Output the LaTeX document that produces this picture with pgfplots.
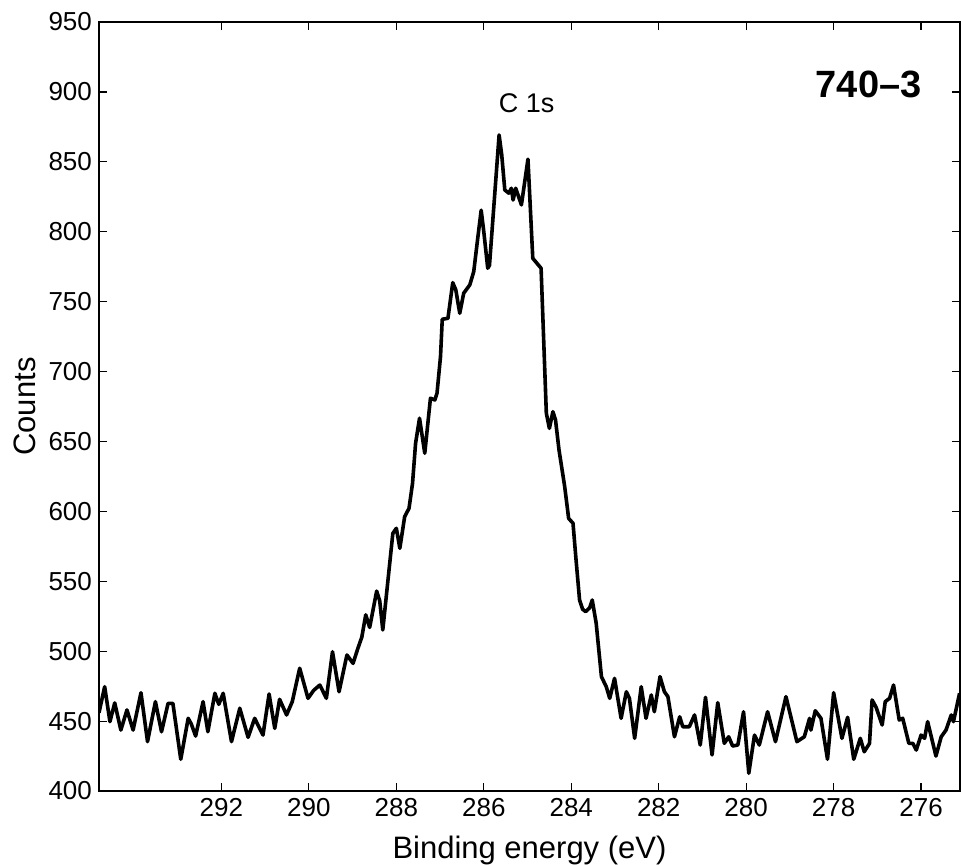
\documentclass[border=0pt]{standalone}
\usepackage{fontspec}
\setmainfont{Liberation Sans}
\usepackage{pgfplots}
\pgfplotsset{compat=1.18}

\begin{document}
\begin{tikzpicture}
\path[use as bounding box] (-49.5pt,-36.5pt) rectangle (431pt,395.5pt);
\begin{axis}[
    scale only axis,
    width=430.5pt, height=384.5pt,
    x dir=reverse,
    xmin=275.11, xmax=294.8,
    ymin=400, ymax=950,
    xtick={276,278,...,292},
    ytick={400,450,...,950},
    tick align=inside,
    major tick length=4pt,
    axis line style={line width=0.8pt},
    tick style={line width=0.6pt, black},
    ticklabel style={font=\fontsize{13}{15}\selectfont},
    /pgf/number format/assume math mode=true,
    /pgf/number format/1000 sep={},
    xlabel={Binding energy (eV)},
    ylabel={Counts},
    label style={font=\fontsize{15.5}{18}\selectfont},
    xlabel style={at={(axis description cs:0.5,-0.0767)}, anchor=center},
    ylabel style={at={(axis description cs:-0.0859,0.5)}, anchor=center},
    clip=true,
]
\addplot[black, line width=1.8pt, line join=round] coordinates {
(294.80,456) (294.67,474.6) (294.55,449.6) (294.44,463) (294.30,443.6)
(294.16,458) (294.02,443.6) (293.84,470.3) (293.69,435.3) (293.51,463.9)
(293.37,442.4) (293.22,462.7) (293.11,462.7) (292.93,422.7) (292.76,452)
(292.69,448) (292.59,439.3) (292.42,463.9) (292.31,442.4) (292.15,469.9)
(292.06,462) (291.96,469.9) (291.77,435.3) (291.58,459.2) (291.39,438.4)
(291.24,452) (291.05,440) (290.91,469.4) (290.78,444.8) (290.67,465.6)
(290.51,454.4) (290.38,463.9) (290.21,487.8) (290.02,466.3) (289.89,472)
(289.75,475.8) (289.60,466.3) (289.46,499.6) (289.31,471) (289.13,497.3)
(288.99,491.3) (288.88,502) (288.79,510) (288.70,526) (288.61,517)
(288.45,543) (288.38,536) (288.31,515.2) (288.08,584.3) (288.00,587.9)
(287.92,573.6) (287.81,596.2) (287.71,602.2) (287.63,620) (287.56,648.7)
(287.47,666.6) (287.35,641.6) (287.22,680.9) (287.12,679.7) (287.07,684.5)
(286.99,710.7) (286.95,737.4) (286.82,738.1) (286.71,763.6) (286.64,758.4)
(286.55,741.7) (286.46,756) (286.32,762) (286.23,771.5) (286.14,795)
(286.06,815.4) (286.00,800) (285.91,773.9) (285.87,776) (285.65,869.2)
(285.59,855) (285.52,829.9) (285.43,827.6) (285.37,831.1) (285.33,822.7)
(285.27,831.1) (285.14,819.2) (284.99,851.9) (284.88,781) (284.69,773.9)
(284.57,670.2) (284.50,659.4) (284.42,671.3) (284.36,665.4) (284.28,643.9)
(284.15,617.7) (284.06,595) (283.96,591.5) (283.89,565.2) (283.81,536.6)
(283.74,530) (283.67,528.3) (283.58,531) (283.52,536.6) (283.43,520)
(283.31,481.8) (283.20,474.6) (283.12,466.3) (283.01,480.6) (282.86,452)
(282.74,471) (282.67,466.3) (282.55,437.7) (282.40,474.6) (282.29,452)
(282.17,468.7) (282.10,456.7) (281.97,481.8) (281.87,471) (281.79,467.5)
(281.64,438.8) (281.52,453.1) (281.45,446) (281.30,446) (281.18,454.4)
(281.05,432.9) (280.93,467) (280.78,425.8) (280.65,463.2) (280.50,434.1)
(280.40,438.8) (280.31,432.2) (280.19,432.9) (280.06,456.7) (279.94,412.7)
(279.81,440) (279.70,432.9) (279.51,456.7) (279.33,435.3) (279.09,467.5)
(278.84,435.3) (278.67,438.8) (278.55,452) (278.52,443.6) (278.42,457.4)
(278.29,452) (278.14,422.7) (278.00,470.3) (277.81,437.7) (277.68,452.7)
(277.54,422.7) (277.39,437.7) (277.30,428.1) (277.18,434) (277.12,465.1)
(277.03,460) (276.89,447.2) (276.82,463.9) (276.72,466.3) (276.63,475.8)
(276.50,450.8) (276.42,452) (276.28,434.1) (276.19,434.1) (276.11,429.3)
(276.00,440) (275.92,437.7) (275.85,449.6) (275.66,425) (275.54,438.8)
(275.43,443.6) (275.31,454.4) (275.26,449.6) (275.12,469.9)
};
\node[font=\fontsize{13.5}{16}\selectfont] at (axis cs:285.02,892) {C 1s};
\node[font=\fontsize{19}{22}\selectfont\bfseries] at (axis cs:277.2,905.7) {740--3};
\end{axis}
\end{tikzpicture}
\end{document}
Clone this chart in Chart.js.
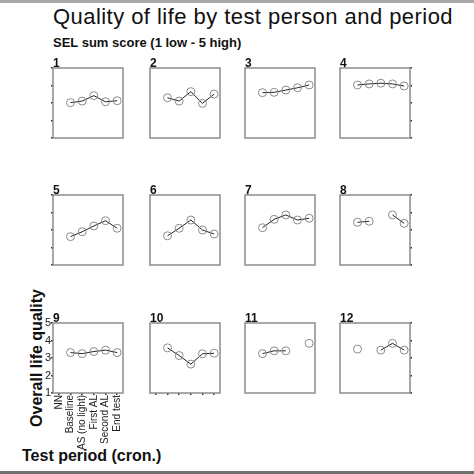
<!DOCTYPE html>
<html>
<head>
<meta charset="utf-8">
<script src="https://cdn.jsdelivr.net/npm/chart.js@4.4.0/dist/chart.umd.min.js"></script>
<style>
  html, body { margin: 0; padding: 0; background: #fff; }
  body { width: 474px; height: 474px; position: relative; overflow: hidden;
         font-family: "Liberation Sans", Arial, sans-serif; color: #111; }
  .bar-top { position: absolute; left: 0; top: 0; width: 474px; height: 3px; background: #a8a8a8; }
  .bar-bottom { position: absolute; left: 0; top: 471px; width: 474px; height: 3px; background: #707070; }
  #title { position: absolute; left: 53px; top: 4px; font-size: 22px; letter-spacing: 0.45px; white-space: nowrap; }
  #subtitle { position: absolute; left: 53px; top: 35px; font-size: 13px; font-weight: bold; white-space: nowrap; }
  #ylabel { position: absolute; left: -43px; top: 348px; width: 160px; height: 20px; line-height: 20px;
            text-align: center; font-size: 16px; font-weight: bold; transform: rotate(-90deg); white-space: nowrap; }
  #xlabel { position: absolute; left: 22px; top: 447px; font-size: 16px; font-weight: bold; white-space: nowrap; }
  canvas { position: absolute; }
</style>
</head>
<body>
<div class="bar-top"></div>
<div id="title">Quality of life by test person and period</div>
<div id="subtitle">SEL sum score (1 low - 5 high)</div>
<div id="ylabel">Overall life quality</div>
<div id="xlabel">Test period (cron.)</div>
<div class="bar-bottom"></div>

<script>
// data
const periods = ['NN', 'Baseline', 'AS (no light)', 'First AL', 'Second AL', 'End test'];
const scoreTicks = [1, 2, 3, 4, 5];
const panelNames = ['1', '2', '3', '4', '5', '6', '7', '8', '9', '10', '11', '12'];

const person1 = [null, 3.02, 3.11, 3.42, 3.07, 3.13];
const person2 = [null, 3.30, 3.11, 3.65, 2.98, 3.51];
const person3 = [null, 3.59, 3.61, 3.74, 3.87, 4.03];
const person4 = [null, 4.03, 4.09, 4.13, 4.09, 3.97];
const person5 = [null, 2.62, 2.90, 3.23, 3.53, 3.10];
const person6 = [null, 2.67, 3.10, 3.57, 3.00, 2.77];
const person7 = [null, 3.13, 3.61, 3.86, 3.57, 3.67];
const person8 = [null, 3.44, 3.50, null, 3.86, 3.38];
const person9 = [null, 3.31, 3.25, 3.37, 3.45, 3.31];
const person10 = [null, 3.58, 3.14, 2.65, 3.24, 3.27];
const person11 = [null, 3.25, 3.41, 3.41, null, 3.84];
const person12 = [null, 3.51, null, 3.45, 3.84, 3.45];

const scores = [person1, person2, person3, person4, person5, person6,
                person7, person8, person9, person10, person11, person12];

// layout of the small multiples
const boxX = [53, 150, 245, 340];
const boxY = [68, 195, 323];
const BOX = 70;
const PAD_L = 24, PAD_R = 10, PAD_T = 16, PAD_B = 72;
const TITLE_SIZE = 12;
const TITLE_H = TITLE_SIZE * 0.8;

// which panels show which axis marks (as in the SPSS output)
const leftTickPanels = [1, 5];
const rightTickPanels = [4, 8, 12];
const bottomTickPanels = [10];
const labelledPanel = 9;

Chart.defaults.font.family = '"Liberation Sans", Arial, sans-serif';
Chart.defaults.color = '#222';

const panelBox = {
  id: 'panelBox',
  beforeDatasetsDraw(chart) {
    const a = chart.chartArea;
    const ctx = chart.ctx;
    ctx.save();
    ctx.strokeStyle = '#8c8c8c';
    ctx.lineWidth = 1.5;
    ctx.strokeRect(a.left, a.top, a.right - a.left, a.bottom - a.top);
    ctx.restore();
  }
};

function tickGrid(show) {
  return {
    display: show,
    drawOnChartArea: false,
    drawTicks: true,
    tickLength: 2,
    color: '#333',
    lineWidth: 1.5,
    offset: false
  };
}

function makePanel(i) {
  const n = i + 1;
  const col = i % 4;
  const row = Math.floor(i / 4);
  const w = PAD_L + BOX + PAD_R;
  const h = PAD_T + BOX + PAD_B;

  const canvas = document.createElement('canvas');
  canvas.width = w;
  canvas.height = h;
  canvas.style.width = w + 'px';
  canvas.style.height = h + 'px';
  canvas.style.left = (boxX[col] - PAD_L) + 'px';
  canvas.style.top = (boxY[row] - PAD_T) + 'px';
  document.body.appendChild(canvas);

  const labelled = n === labelledPanel;

  new Chart(canvas, {
    type: 'line',
    data: {
      labels: periods,
      datasets: [{
        data: scores[i],
        borderColor: '#222',
        borderWidth: 1,
        tension: 0,
        pointStyle: 'circle',
        pointRadius: 4,
        pointBorderWidth: 1,
        pointBorderColor: '#8a8a8a',
        pointBackgroundColor: 'rgba(0,0,0,0)'
      }]
    },
    options: {
      responsive: false,
      animation: false,
      devicePixelRatio: 1,
      layout: { padding: { top: PAD_T - TITLE_H, left: 0, right: 0, bottom: 0 } },
      plugins: {
        legend: { display: false },
        tooltip: { enabled: false },
        title: {
          display: true,
          text: panelNames[i],
          align: 'start',
          fullSize: false,
          color: '#111',
          font: { size: TITLE_SIZE, weight: 'bold', lineHeight: 0.8 },
          padding: { top: 0, bottom: 0 }
        }
      },
      scales: {
        x: {
          type: 'category',
          offset: true,
          border: { display: false },
          grid: tickGrid(labelled || bottomTickPanels.includes(n)),
          ticks: {
            display: labelled,
            autoSkip: false,
            minRotation: 90,
            maxRotation: 90,
            padding: 0,
            font: { size: 10 },
            color: '#222'
          },
          afterFit: s => { s.height = PAD_B; }
        },
        y: {
          position: 'left',
          min: 1,
          max: 5,
          border: { display: false },
          grid: tickGrid(labelled || leftTickPanels.includes(n)),
          ticks: {
            display: labelled,
            stepSize: 1,
            padding: 0,
            font: { size: 11 },
            color: '#222',
            callback: v => scoreTicks.includes(v) ? String(v) : ''
          },
          afterFit: s => { s.width = PAD_L; }
        },
        y2: {
          position: 'right',
          min: 1,
          max: 5,
          border: { display: false },
          grid: tickGrid(rightTickPanels.includes(n)),
          ticks: { display: false, stepSize: 1 },
          afterFit: s => { s.width = PAD_R; }
        }
      }
    },
    plugins: [panelBox]
  });
}

for (let i = 0; i < scores.length; i++) {
  makePanel(i);
}
</script>
</body>
</html>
▬▬▬▬▬▬
Count up the lines in the listing that hold the word "this", and give that number only.

Written answer =>
2